Techniques Architecture

Transformer

Transformer 架构

A neural network architecture built on self-attention. Replaced recurrent and convolutional sequence models for almost every task by 2020.

Background

Pre-2017 sequence models (RNNs, LSTMs, GRUs) processed tokens one at a time. Each step waited on the previous hidden state, which made training hard to parallelize and caused information to fade over long sequences. Convolutional sequence models (WaveNet, ByteNet) parallelized training but still needed many layers to relate distant positions.

What it does

A Transformer block has two parts: self-attention and a feed-forward network, each with a residual connection and layer normalization. Self-attention computes, for each token, a weighted sum over every other token. The weights come from a learned similarity (query-key dot product, softmaxed). There is no recurrence — every position’s representation is computed in parallel and already incorporates context from anywhere in the sequence.

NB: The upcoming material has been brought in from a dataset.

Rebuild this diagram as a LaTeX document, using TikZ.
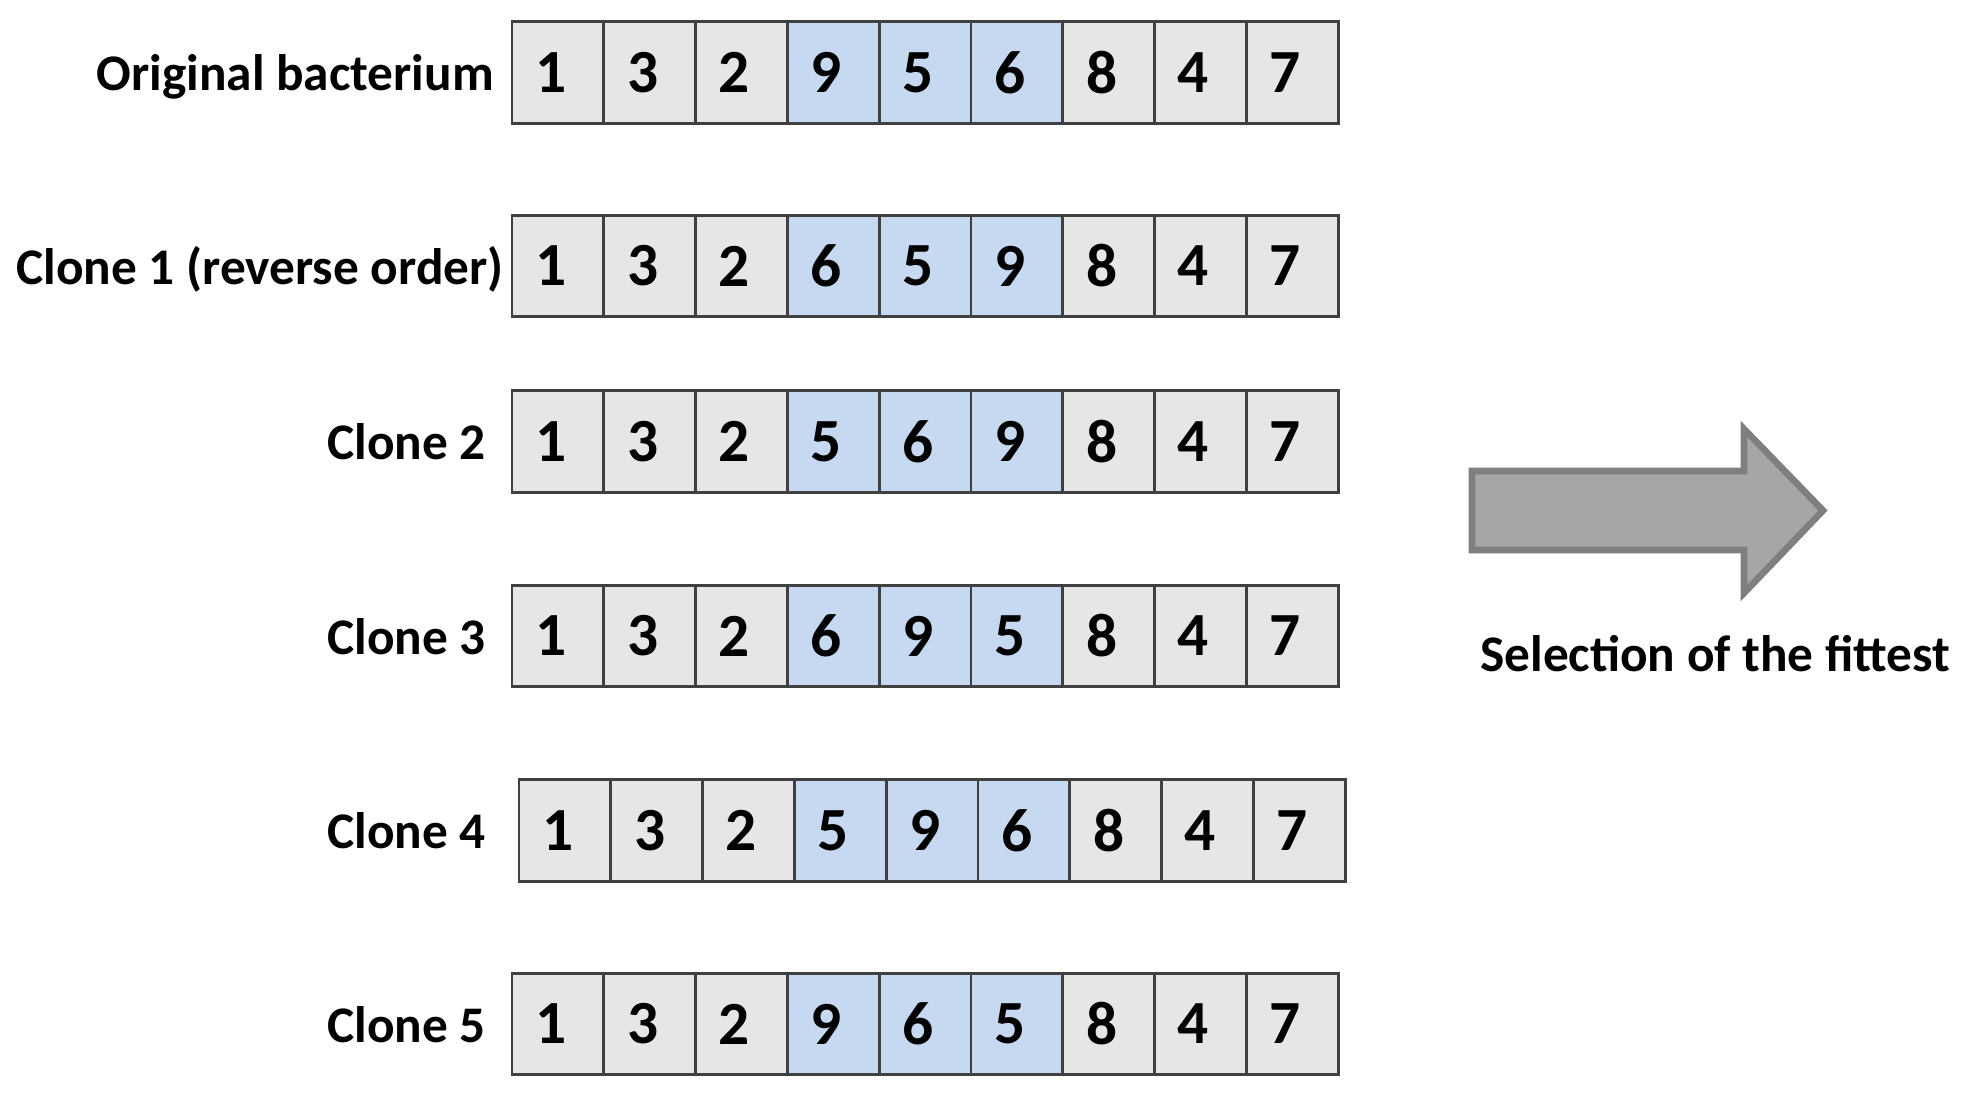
\documentclass[tikz,border=0pt]{standalone}
\usepackage{fontspec}
\setmainfont{Carlito}
\usepackage{tikz}

\definecolor{cellgray}{RGB}{230,230,230}
\definecolor{cellblue}{RGB}{198,217,240}
\definecolor{arrowfill}{RGB}{166,166,166}
\definecolor{arrowline}{RGB}{127,127,127}

\tikzset{
  cell/.style={draw=black!75, line width=2pt, fill=cellgray, minimum width=68.85pt, minimum height=76.1pt, inner sep=0pt, font=\fontsize{46}{55}\selectfont\bfseries, execute at end node={\hspace*{10.5pt}}},
  swapped/.style={cell, fill=cellblue},
  lbl/.style={inner sep=0pt, font=\fontsize{38.5}{46}\selectfont\bfseries}
}

\begin{document}
\begin{tikzpicture}[x=0.75pt,y=0.75pt,yscale=-1,xscale=1]
\useasboundingbox (0,0) rectangle (1974,1101);

% Row: Original bacterium
\node [cell] (r1c1) at (557.9,72.5) {1};
\node [cell] (r1c2) at (649.7,72.5) {3};
\node [cell] (r1c3) at (741.5,72.5) {2};
\node [swapped] (r1c4) at (833.3,72.5) {9};
\node [swapped] (r1c5) at (925.1,72.5) {5};
\node [swapped] (r1c6) at (1016.9,72.5) {6};
\node [cell] (r1c7) at (1108.7,72.5) {8};
\node [cell] (r1c8) at (1200.5,72.5) {4};
\node [cell] (r1c9) at (1292.3,72.5) {7};

% Row: Clone 1
\node [cell] (r2c1) at (557.9,266) {1};
\node [cell] (r2c2) at (649.7,266) {3};
\node [cell] (r2c3) at (741.5,266) {2};
\node [swapped] (r2c4) at (833.3,266) {6};
\node [swapped] (r2c5) at (925.1,266) {5};
\node [swapped] (r2c6) at (1016.9,266) {9};
\node [cell] (r2c7) at (1108.7,266) {8};
\node [cell] (r2c8) at (1200.5,266) {4};
\node [cell] (r2c9) at (1292.3,266) {7};

% Row: Clone 2
\node [cell] (r3c1) at (557.9,441.5) {1};
\node [cell] (r3c2) at (649.7,441.5) {3};
\node [cell] (r3c3) at (741.5,441.5) {2};
\node [swapped] (r3c4) at (833.3,441.5) {5};
\node [swapped] (r3c5) at (925.1,441.5) {6};
\node [swapped] (r3c6) at (1016.9,441.5) {9};
\node [cell] (r3c7) at (1108.7,441.5) {8};
\node [cell] (r3c8) at (1200.5,441.5) {4};
\node [cell] (r3c9) at (1292.3,441.5) {7};

% Row: Clone 3
\node [cell] (r4c1) at (557.9,636) {1};
\node [cell] (r4c2) at (649.7,636) {3};
\node [cell] (r4c3) at (741.5,636) {2};
\node [swapped] (r4c4) at (833.3,636) {6};
\node [swapped] (r4c5) at (925.1,636) {9};
\node [swapped] (r4c6) at (1016.9,636) {5};
\node [cell] (r4c7) at (1108.7,636) {8};
\node [cell] (r4c8) at (1200.5,636) {4};
\node [cell] (r4c9) at (1292.3,636) {7};

% Row: Clone 4
\node [cell] (r5c1) at (564.9,830.5) {1};
\node [cell] (r5c2) at (656.7,830.5) {3};
\node [cell] (r5c3) at (748.5,830.5) {2};
\node [swapped] (r5c4) at (840.3,830.5) {5};
\node [swapped] (r5c5) at (932.1,830.5) {9};
\node [swapped] (r5c6) at (1023.9,830.5) {6};
\node [cell] (r5c7) at (1115.7,830.5) {8};
\node [cell] (r5c8) at (1207.5,830.5) {4};
\node [cell] (r5c9) at (1299.3,830.5) {7};

% Row: Clone 5
\node [cell] (r6c1) at (557.9,1024) {1};
\node [cell] (r6c2) at (649.7,1024) {3};
\node [cell] (r6c3) at (741.5,1024) {2};
\node [swapped] (r6c4) at (833.3,1024) {9};
\node [swapped] (r6c5) at (925.1,1024) {6};
\node [swapped] (r6c6) at (1016.9,1024) {5};
\node [cell] (r6c7) at (1108.7,1024) {8};
\node [cell] (r6c8) at (1200.5,1024) {4};
\node [cell] (r6c9) at (1292.3,1024) {7};

% Text Node
\node [lbl, anchor=base east] (lorig) at (494,90.5) {Original bacterium};
% Text Node
\node [lbl, anchor=base east] (lclone1) at (504,284) {Clone 1 (reverse order)};
% Text Node
\node [lbl, anchor=base east] (lclone2) at (486,459.5) {Clone~2};
% Text Node
\node [lbl, anchor=base east] (lclone3) at (486,654) {Clone~3};
% Text Node
\node [lbl, anchor=base east] (lclone4) at (486,848.5) {Clone~4};
% Text Node
\node [lbl, anchor=base east] (lclone5) at (486,1042) {Clone~5};

%Shape: Right Arrow
\draw [draw=arrowline, fill=arrowfill, line width=5pt, line join=miter] (1472,471) -- (1744,471) -- (1744,429) -- (1823,510.5) -- (1744,593) -- (1744,550) -- (1472,550) -- cycle ;

% Text Node
\node [lbl, anchor=base west] (lselect) at (1480,671) {Selection of the fittest};
\end{tikzpicture}
\end{document}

A model is a stack of these blocks plus a token embedding at the input.

Properties that mattered

  • Parallel training. All positions in a batch compute simultaneously on GPU. Per-token training cost dropped by roughly an order of magnitude vs RNNs.
  • Smooth scaling. Loss decreases predictably as parameters and data grow. The empirical scaling laws (Kaplan 2020, Chinchilla 2022) describe this regularity.
  • Modality-general. The same block, with different input embeddings, works for vision (ViT), audio (Whisper), proteins (AlphaFold 2), and code.

Variants worth knowing

  • Encoder-only (BERT). Used for classification and embedding.
  • Decoder-only (GPT, Llama). Used for autoregressive generation. The dominant variant today.
  • Encoder-decoder (T5, original Transformer). Used for translation and structured input→output tasks.

Where it sits today

Almost every model since 2018 is a Transformer variant, including all current frontier LLMs. The architecture itself has barely changed; differences are in pre-training data, fine-tuning, scale, and what is wrapped around the core (mixture-of-experts, retrieval, long-context attention).